Une croissance liée aux dépenses militaires
Les faits confirment l’analyse de Robert Freeman : sous l’administration Bush, l’économie des États-Unis a été orientée vers la guerre et la conquête.
L’administration a légitimé l’augmentation du déficit budgétaire par la nécessité de mener la guerre au terrorisme. Cette justification a aussi permis de déplacer les budgets des infrastructures sociales aux investissements pour la guerre. Les dépenses de défenses sont passées de 3,1 % du PIB en 2001, à 3,4 % en 2002 et à 3,5 % en 2003.
La croissance de ces dépenses publiques a profité aux entreprises privées d’armement. Ainsi, Northrop Grumman a connu une hausse de 57 % de ses ventes entre 2002 et 2003 et est passé d’une perte à un bénéfice net. La division de défense de Boeing a accumulé un bénéfice d’exploitation en hausse de 38 %. Le chiffre d’affaires de Lockheed Martin, numéro un mondial de la défense, a augmenté de 23 %, tandis que sa division aéronautique voyait ses ventes augmenter de 60 %.
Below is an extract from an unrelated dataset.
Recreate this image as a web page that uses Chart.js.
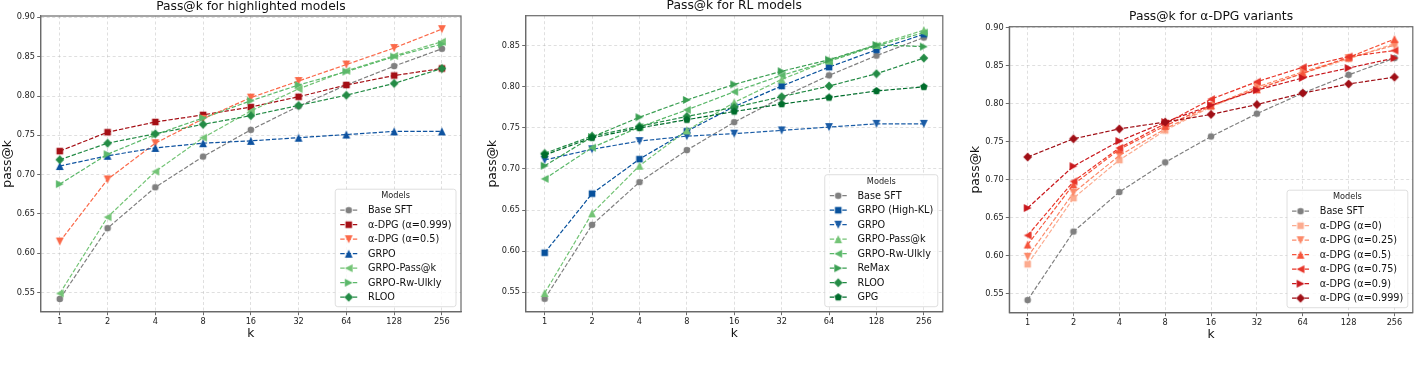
<!DOCTYPE html>
<html>
<head>
<meta charset="utf-8">
<script src="https://cdn.jsdelivr.net/npm/chart.js@4.4.1/dist/chart.umd.min.js"></script>
<style>
  html, body { margin: 0; padding: 0; background: #fff; }
  body { width: 1418px; height: 379px; position: relative; overflow: hidden; }
  .panel { position: absolute; top: 0; height: 379px; }
</style>
</head>
<body>
<div class="panel" style="left:0;width:470px"><canvas id="c1" width="470" height="379"></canvas></div>
<div class="panel" style="left:470px;width:478px"><canvas id="c2" width="478" height="379"></canvas></div>
<div class="panel" style="left:948px;width:470px"><canvas id="c3" width="470" height="379"></canvas></div>
<script>
const kLabels = ['1', '2', '4', '8', '16', '32', '64', '128', '256']

// pass@k per k
const baseSFT     = [0.542, 0.632, 0.684, 0.723, 0.757, 0.787, 0.814, 0.838, 0.860]
const dpg0        = [0.589, 0.676, 0.726, 0.765, 0.796, 0.820, 0.840, 0.859, 0.879]
const dpg025      = [0.599, 0.683, 0.732, 0.767, 0.797, 0.822, 0.842, 0.860, 0.877]
const dpg05       = [0.615, 0.694, 0.740, 0.771, 0.798, 0.819, 0.840, 0.861, 0.885]
const dpg075      = [0.627, 0.698, 0.742, 0.774, 0.806, 0.829, 0.848, 0.862, 0.870]
const dpg09       = [0.663, 0.718, 0.751, 0.776, 0.798, 0.818, 0.834, 0.847, 0.860]
const dpg0999     = [0.730, 0.754, 0.767, 0.776, 0.786, 0.799, 0.814, 0.826, 0.835]
const grpo        = [0.711, 0.724, 0.734, 0.740, 0.743, 0.747, 0.751, 0.755, 0.755]
const grpoHighKL  = [0.598, 0.670, 0.712, 0.746, 0.776, 0.801, 0.824, 0.845, 0.864]
const grpoPassK   = [0.549, 0.646, 0.704, 0.747, 0.781, 0.809, 0.832, 0.851, 0.869]
const grpoRwUlkly = [0.688, 0.726, 0.751, 0.772, 0.794, 0.814, 0.831, 0.850, 0.866]
const reMax       = [0.704, 0.739, 0.763, 0.784, 0.803, 0.819, 0.833, 0.851, 0.849]
const rloo        = [0.719, 0.740, 0.752, 0.764, 0.775, 0.788, 0.801, 0.816, 0.835]
const gpg         = [0.717, 0.738, 0.750, 0.760, 0.770, 0.779, 0.787, 0.795, 0.800]

const FONT = 'DejaVu Sans'

// matplotlib-like markers drawn on a small canvas
function marker(shape, color) {
  const s = 12
  const c = document.createElement('canvas')
  c.width = s
  c.height = s
  const g = c.getContext('2d')
  g.fillStyle = color
  g.translate(s / 2, s / 2)
  g.beginPath()
  if (shape === 'o') {
    g.arc(0, 0, 3.3, 0, Math.PI * 2)
  } else if (shape === 's') {
    g.rect(-3.3, -3.3, 6.6, 6.6)
  } else if (shape === 'D') {
    g.moveTo(0, -4.4); g.lineTo(4.4, 0); g.lineTo(0, 4.4); g.lineTo(-4.4, 0)
  } else if (shape === 'p') {
    for (let i = 0; i < 5; i++) {
      const a = -Math.PI / 2 + i * 2 * Math.PI / 5
      g.lineTo(4 * Math.cos(a), 4 * Math.sin(a))
    }
  } else {
    const rot = { '^': 0, 'v': Math.PI, '<': -Math.PI / 2, '>': Math.PI / 2 }[shape]
    g.rotate(rot)
    g.moveTo(0, -3.9); g.lineTo(3.9, 3.9); g.lineTo(-3.9, 3.9)
  }
  g.closePath()
  g.fill()
  return c
}

function series(label, values, color, shape, i) {
  const m = marker(shape, color)
  return {
    label: label,
    data: values.map((v, j) => ({ x: j, y: v })),
    borderColor: color,
    backgroundColor: color,
    borderWidth: 1.2,
    borderDash: [4.4, 1.9],
    pointStyle: m,
    pointRadius: 4,
    pointHoverRadius: 4,
    marker: m,
    order: -i
  }
}

function panelPlugin(title) {
  return {
    id: 'panel',
    afterDatasetsDraw(chart) {
      const { ctx, chartArea: a } = chart
      ctx.save()
      ctx.strokeStyle = '#6a6a6a'
      ctx.lineWidth = 1.2
      ctx.strokeRect(a.left, a.top, a.right - a.left, a.bottom - a.top)
      ctx.restore()
    },
    afterDraw(chart) {
      const { ctx, chartArea: a } = chart
      const cx = (a.left + a.right) / 2
      ctx.save()
      ctx.fillStyle = '#111'
      ctx.textAlign = 'center'
      ctx.textBaseline = 'middle'
      ctx.font = '12.3px "' + FONT + '"'
      ctx.fillText(title, cx, a.top - 9.5)
      ctx.fillText('k', cx, a.bottom + 22.3)
      ctx.save()
      ctx.translate(a.left - 33, (a.top + a.bottom) / 2)
      ctx.rotate(-Math.PI / 2)
      ctx.fillText('pass@k', 0, 0)
      ctx.restore()

      // legend, lower right
      const sets = chart.data.datasets
      ctx.font = '9.7px "' + FONT + '"'
      const tw = Math.max(...sets.map(d => ctx.measureText(d.label).width))
      const w = 5 + 17 + 10.7 + tw + 4.5
      const right = a.right - 5
      const bottom = a.bottom - 5
      const last = bottom - 9.5
      const first = last - (sets.length - 1) * 14.5
      const top = first - 21
      const left = right - w
      ctx.beginPath()
      if (ctx.roundRect) ctx.roundRect(left, top, w, bottom - top, 2.5)
      else ctx.rect(left, top, w, bottom - top)
      ctx.fillStyle = 'rgba(255,255,255,0.8)'
      ctx.fill()
      ctx.strokeStyle = 'rgba(204,204,204,0.8)'
      ctx.lineWidth = 0.8
      ctx.stroke()

      ctx.fillStyle = '#222'
      ctx.font = '8.2px "' + FONT + '"'
      ctx.fillText('Models', (left + right) / 2, first - 14)

      ctx.font = '9.7px "' + FONT + '"'
      ctx.textAlign = 'left'
      sets.forEach((d, i) => {
        const y = first + i * 14.5
        const x0 = left + 5
        ctx.save()
        ctx.strokeStyle = d.borderColor
        ctx.lineWidth = 1.2
        ctx.setLineDash([4.4, 1.9])
        ctx.beginPath()
        ctx.moveTo(x0, y)
        ctx.lineTo(x0 + 17, y)
        ctx.stroke()
        ctx.restore()
        ctx.drawImage(d.marker, x0 + 8.5 - d.marker.width / 2, y - d.marker.height / 2)
        ctx.fillStyle = '#111'
        ctx.fillText(d.label, x0 + 27.7, y + 0.5)
      })
      ctx.restore()
    }
  }
}

function makeChart(id, title, datasets, yMin, yMax, yW, pad) {
  const yTicks = []
  for (let v = 0.55; v <= yMax + 1e-9; v += 0.05) yTicks.push(Math.round(v * 100) / 100)
  return new Chart(document.getElementById(id), {
    type: 'line',
    plugins: [panelPlugin(title)],
    data: { datasets: datasets },
    options: {
      responsive: false,
      animation: false,
      events: [],
      layout: { padding: pad },
      plugins: { legend: { display: false }, title: { display: false }, tooltip: { enabled: false } },
      scales: {
        x: {
          type: 'linear',
          min: -0.4,
          max: 8.4,
          afterBuildTicks: s => { s.ticks = kLabels.map((_, i) => ({ value: i })) },
          afterFit: s => { s.height = 40 },
          ticks: {
            callback: v => kLabels[v],
            font: { family: FONT, size: 8.2 },
            color: '#222',
            padding: 2,
            maxRotation: 0
          },
          grid: { color: 'rgba(176,176,176,0.5)', lineWidth: 0.8, tickColor: '#444', tickLength: 3.5, tickWidth: 0.8, tickBorderDash: [] },
          border: { display: true, color: '#6a6a6a', width: 1.2, dash: [3, 2.5] }
        },
        y: {
          min: yMin,
          max: yMax,
          afterBuildTicks: s => { s.ticks = yTicks.map(v => ({ value: v })) },
          afterFit: s => { s.width = yW },
          ticks: {
            callback: v => v.toFixed(2),
            font: { family: FONT, size: 8.2 },
            color: '#222',
            padding: 2.2
          },
          grid: { color: 'rgba(176,176,176,0.5)', lineWidth: 0.8, tickColor: '#444', tickLength: 3.5, tickWidth: 0.8, tickBorderDash: [] },
          border: { display: true, color: '#6a6a6a', width: 1.2, dash: [3, 2.5] }
        }
      }
    }
  })
}

makeChart('c1', 'Pass@k for highlighted models', [
  series('Base SFT', baseSFT, '#808080', 'o', 0),
  series('α-DPG (α=0.999)', dpg0999, '#a50f15', 's', 1),
  series('α-DPG (α=0.5)', dpg05, '#fb6a4a', 'v', 2),
  series('GRPO', grpo, '#0d52a0', '^', 3),
  series('GRPO-Pass@k', grpoPassK, '#74c476', '<', 4),
  series('GRPO-Rw-Ulkly', grpoRwUlkly, '#5bb86a', '>', 5),
  series('RLOO', rloo, '#238b45', 'D', 6)
], 0.5258, 0.9017, 40.7, { left: 0, right: 9, top: 16, bottom: 27.3 })

makeChart('c2', 'Pass@k for RL models', [
  series('Base SFT', baseSFT, '#808080', 'o', 0),
  series('GRPO (High-KL)', grpoHighKL, '#08519c', 's', 1),
  series('GRPO', grpo, '#1a5ca6', 'v', 2),
  series('GRPO-Pass@k', grpoPassK, '#74c476', '^', 3),
  series('GRPO-Rw-Ulkly', grpoRwUlkly, '#5bb86a', '<', 4),
  series('ReMax', reMax, '#3a9f52', '>', 5),
  series('RLOO', rloo, '#238b45', 'D', 6),
  series('GPG', gpg, '#006d2c', 'p', 7)
], 0.5263, 0.8866, 55.7, { left: 0, right: 2.2, top: 15.7, bottom: 27.3 })

makeChart('c3', 'Pass@k for α-DPG variants', [
  series('Base SFT', baseSFT, '#808080', 'o', 0),
  series('α-DPG (α=0)', dpg0, '#fcab8f', 's', 1),
  series('α-DPG (α=0.25)', dpg025, '#fc8a6a', 'v', 2),
  series('α-DPG (α=0.5)', dpg05, '#f6553c', '^', 3),
  series('α-DPG (α=0.75)', dpg075, '#e8362a', '<', 4),
  series('α-DPG (α=0.9)', dpg09, '#c9181d', '>', 5),
  series('α-DPG (α=0.999)', dpg0999, '#a00f16', 'D', 6)
], 0.5254, 0.9013, 61.3, { left: 0, right: 1.3, top: 26.7, bottom: 26.3 })
</script>
</body>
</html>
Mais d’après Robert Pollin, professeur d’économie à l’université du Massachusetts, les dépenses pour la main d’œuvre et les armements sont restées relativement faible. La part du lion est revenue à Halliburton, Bechtel et quelques autres groupes privés liés à l’administration Bush.
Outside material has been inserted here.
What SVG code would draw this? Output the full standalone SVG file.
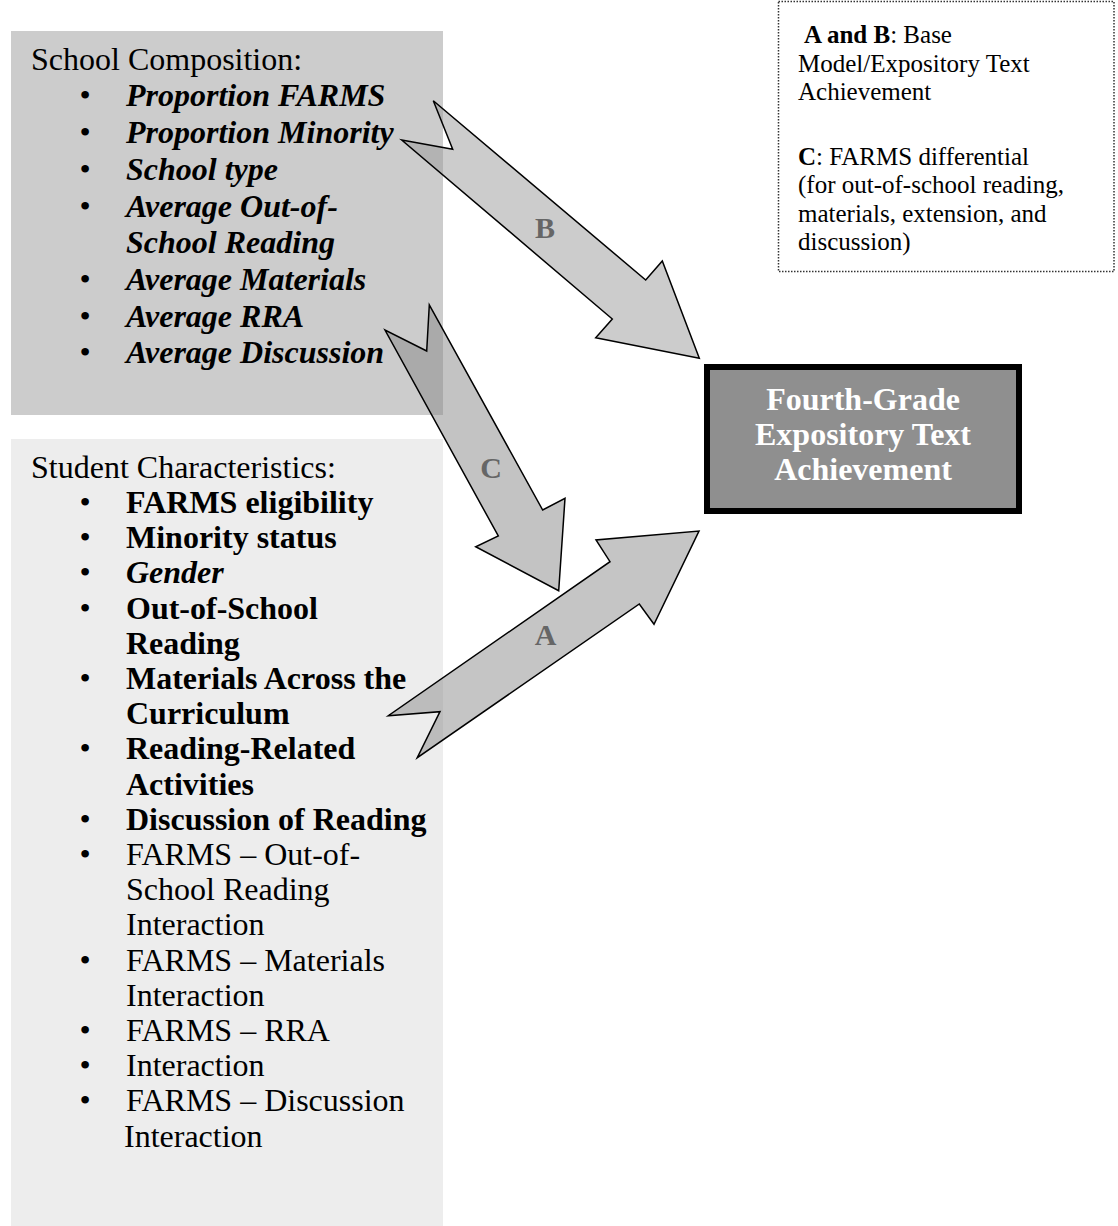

Ainsi, la croissance tant applaudie par les analystes touche principalement les investissements liés à la guerre. Pendant le deuxième trimestre 2003, en pleine guerre contre l’Irak, environ 60 % du taux de croissance étaient attribuables aux dépenses militaires. [3]
Du refus de signer le Traité d’Ottawa sur l’interdiction des mines antipersonnel, à la guerre contre l’Irak, en passant par le projet militaire titanesque de « guerre des étoiles » et la mise en place d’une guerre perpétuelle au terrorisme, tout indique la nouvelle orientation économique des États-Unis tournée vers la guerre et la conquête.
Au siècle dernier la reconversion d’une économie de guerre en économie de paix était extrêmement difficile. La transformation d’une industrie à usage militaire était délicate. Aujourd’hui, la sophistication des armements la rend impossible. L’orientation économique prise par l’administration Bush est donc sans retour. La guerre est pour les États-Unis la condition de sa survie économique.
[1] « I.M.F. Says U.S. Debts Threaten World Economy »par Elizabeth Becker et Edmund L. Andrews, New York Times (États-Unis), 8 janvier 2004.
[2] « How Will Bush Deal With the Deficits ? Connecting the Dots to Iraq », par Robert Freeman, CommonDreams.org, 5 janvier 2004.
[3] « How the War Machine is Driving the US Economy », par Andrew Gumbel, The Independent (Royaume Uni), 6 janvier 2004.